WXIZ
- Waverly, Ohio; United States;
- Frequency: 100.9 MHz
- Branding: Hank FM

Programming
- Format: Classic country
- Affiliations: ABC Radio Jones Radio Network Chillicothe Paints Ohio State Sports Network

Ownership
- Owner: Total Media Group

Technical information
- Licensing authority: FCC
- Facility ID: 14651
- Class: A
- ERP: 4,200 watts
- HAAT: 132 meters (433 ft)
- Transmitter coordinates: 39°13′17.00″N 82°59′33.00″W﻿ / ﻿39.2213889°N 82.9925000°W

Links
- Public license information: Public file; LMS;
- Website: yourtotalmedia.com/radio-waverly-wxiz-2/

= WXIZ =

WXIZ (100.9 FM) is a radio station broadcasting a classic country format. Licensed to Waverly, Ohio, United States, the station is currently owned by Total Media Group and features programming from ABC Radio and Jones Radio Network.

The studios for WXIZ are now located in Chillicothe, Ohio. The station's programming is centered around both the Ross and Pike County regions

The station was previously operated in different locations in Waverly throughout the years. Many local radio personalities had stints at WXIZ at different points in their careers.

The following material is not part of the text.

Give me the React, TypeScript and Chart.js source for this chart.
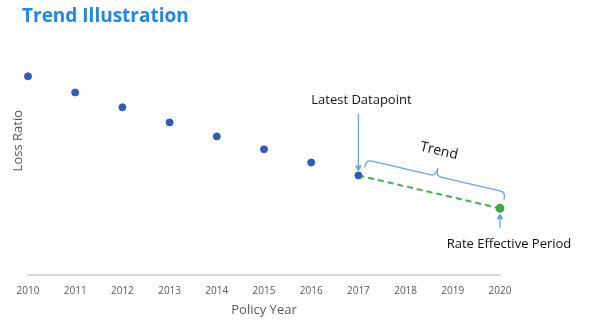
import React, { useEffect, useRef } from 'react';
import { Chart, registerables } from 'chart.js';

Chart.register(...registerables);

const tickYears = [2010, 2011, 2012, 2013, 2014, 2015, 2016, 2017, 2018, 2019, 2020];
const historyYears = [2010, 2011, 2012, 2013, 2014, 2015, 2016, 2017];
const lossRatios = [0.739, 0.679, 0.624, 0.568, 0.516, 0.468, 0.419, 0.371];
const trendYears = [2017, 2020];
const trendValues = [0.371, 0.249];

const chartTitle = 'Trend Illustration';
const xTitle = 'Policy Year';
const yTitle = 'Loss Ratio';
const latestLabel = 'Latest Datapoint';
const trendLabel = 'Trend';
const rateLabel = 'Rate Effective Period';

const FONT = '"Open Sans", "Noto Sans", sans-serif';
const ANNOT_BLUE = '#62A6EC';

const annotationPlugin = {
  id: 'trendAnnotations',
  afterDatasetsDraw(chart: any) {
    const ctx = chart.ctx as CanvasRenderingContext2D;
    const xs = chart.scales.x;
    const ys = chart.scales.y;
    const x0 = xs.getPixelForValue(trendYears[0]);
    const y0 = ys.getPixelForValue(trendValues[0]);
    const x1 = xs.getPixelForValue(trendYears[1]);
    const y1 = ys.getPixelForValue(trendValues[1]);
    ctx.save();

    // Title
    ctx.font = `bold 19px ${FONT}`;
    ctx.fillStyle = '#1E86F2';
    ctx.textAlign = 'left';
    ctx.textBaseline = 'middle';
    ctx.fillText(chartTitle, 22, 17);

    // Latest datapoint label and arrow
    ctx.font = `13px ${FONT}`;
    ctx.fillStyle = '#111111';
    ctx.textAlign = 'center';
    ctx.fillText(latestLabel, x0 + 3, y0 - 75);

    ctx.strokeStyle = ANNOT_BLUE;
    ctx.fillStyle = ANNOT_BLUE;
    ctx.lineWidth = 1.3;
    ctx.beginPath();
    ctx.moveTo(x0, y0 - 62);
    ctx.lineTo(x0, y0 - 9);
    ctx.stroke();
    ctx.beginPath();
    ctx.moveTo(x0 - 3.5, y0 - 10);
    ctx.lineTo(x0 + 3.5, y0 - 10);
    ctx.lineTo(x0, y0 - 4);
    ctx.closePath();
    ctx.fill();

    // Rate effective period arrow and label
    ctx.beginPath();
    ctx.moveTo(x1, y1 + 20);
    ctx.lineTo(x1, y1 + 10);
    ctx.stroke();
    ctx.beginPath();
    ctx.moveTo(x1 - 3.5, y1 + 11);
    ctx.lineTo(x1 + 3.5, y1 + 11);
    ctx.lineTo(x1, y1 + 5);
    ctx.closePath();
    ctx.fill();

    ctx.fillStyle = '#111111';
    ctx.fillText(rateLabel, x1 + 9, y1 + 36);

    // Brace, rotated along the trend line
    const ang = Math.atan2(y1 - y0, x1 - x0);
    const L = Math.hypot(x1 - x0, y1 - y0);
    ctx.translate(x0, y0);
    ctx.rotate(ang);
    const u0 = 4;
    const u1 = L + 2;
    const mid = (u0 + u1) / 2;
    const vEnd = -9;
    const vMain = -17;
    const vTip = -25;
    ctx.strokeStyle = ANNOT_BLUE;
    ctx.lineWidth = 1.3;
    ctx.beginPath();
    ctx.moveTo(u0, vEnd);
    ctx.quadraticCurveTo(u0, vMain, u0 + 5, vMain);
    ctx.lineTo(mid - 5, vMain);
    ctx.quadraticCurveTo(mid, vMain, mid, vTip);
    ctx.quadraticCurveTo(mid, vMain, mid + 5, vMain);
    ctx.lineTo(u1 - 5, vMain);
    ctx.quadraticCurveTo(u1, vMain, u1, vEnd);
    ctx.stroke();

    ctx.font = `14px ${FONT}`;
    ctx.fillStyle = '#111111';
    ctx.textAlign = 'center';
    ctx.textBaseline = 'middle';
    ctx.fillText(trendLabel, 73, -42);

    ctx.restore();
  },
};

export default function App() {
  const canvasRef = useRef<HTMLCanvasElement | null>(null);

  useEffect(() => {
    if (!canvasRef.current) return;
    const chart = new Chart(canvasRef.current, {
      type: 'scatter',
      data: {
        datasets: [
          {
            label: 'Loss Ratio',
            data: historyYears.map((x, i) => ({ x, y: lossRatios[i] })),
            pointRadius: 3.5,
            pointBackgroundColor: '#2E5BBF',
            pointBorderColor: '#2E5BBF',
            showLine: false,
            clip: false,
            order: 1,
          },
          {
            label: 'Trend',
            type: 'line',
            data: trendYears.map((x, i) => ({ x, y: trendValues[i] })),
            borderColor: '#3DB54A',
            borderWidth: 2,
            borderDash: [6, 4],
            pointRadius: [0, 3.5],
            pointBackgroundColor: '#3BAA44',
            pointBorderColor: '#3BAA44',
            fill: false,
            clip: false,
            order: 2,
          },
        ],
      } as any,
      options: {
        animation: false,
        responsive: false,
        layout: { padding: { left: 0, right: 100, top: 0, bottom: 6 } },
        plugins: {
          legend: { display: false },
          tooltip: { enabled: false },
          title: { display: false },
        },
        scales: {
          x: {
            type: 'linear',
            min: tickYears[0],
            max: tickYears[tickYears.length - 1],
            offset: false,
            afterBuildTicks: (scale: any) => {
              scale.ticks = tickYears.map((v) => ({ value: v }));
            },
            ticks: {
              callback: (v: any) => String(v),
              font: { family: FONT, size: 10, lineHeight: 1 },
              color: '#595959',
              padding: 3,
              maxRotation: 0,
              autoSkip: false,
            },
            grid: { display: false },
            border: { display: true, color: '#D9D9D9', width: 2 },
            title: {
              display: true,
              text: xTitle,
              font: { family: FONT, size: 13 },
              color: '#595959',
              padding: { top: 3, bottom: 0 },
            },
          },
          y: {
            min: 0,
            max: 1,
            afterFit: (scale: any) => {
              scale.width = 28;
            },
            ticks: { display: false },
            grid: { display: false },
            border: { display: false },
            title: {
              display: true,
              text: yTitle,
              font: { family: FONT, size: 13 },
              color: '#595959',
              padding: { top: 10, bottom: 0 },
            },
          },
        },
      } as any,
      plugins: [annotationPlugin],
    });
    return () => chart.destroy();
  }, []);

  return (
    <div style={{ position: 'absolute', left: 0, top: 0, width: 600, height: 324, background: '#ffffff' }}>
      <canvas ref={canvasRef} width={600} height={324} />
    </div>
  );
}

On top of local DJs, the station also does remote broadcasts from various community events, including county fairs and festivals, as well as local high school sports, such as football and basketball.

In August 2025, WXIZ added an HD sub-channel on 103.7 FM. Branded as "Classic Hits" C103.7 WXIZ HD2, the station carries Chillicothe Cavaliers football games.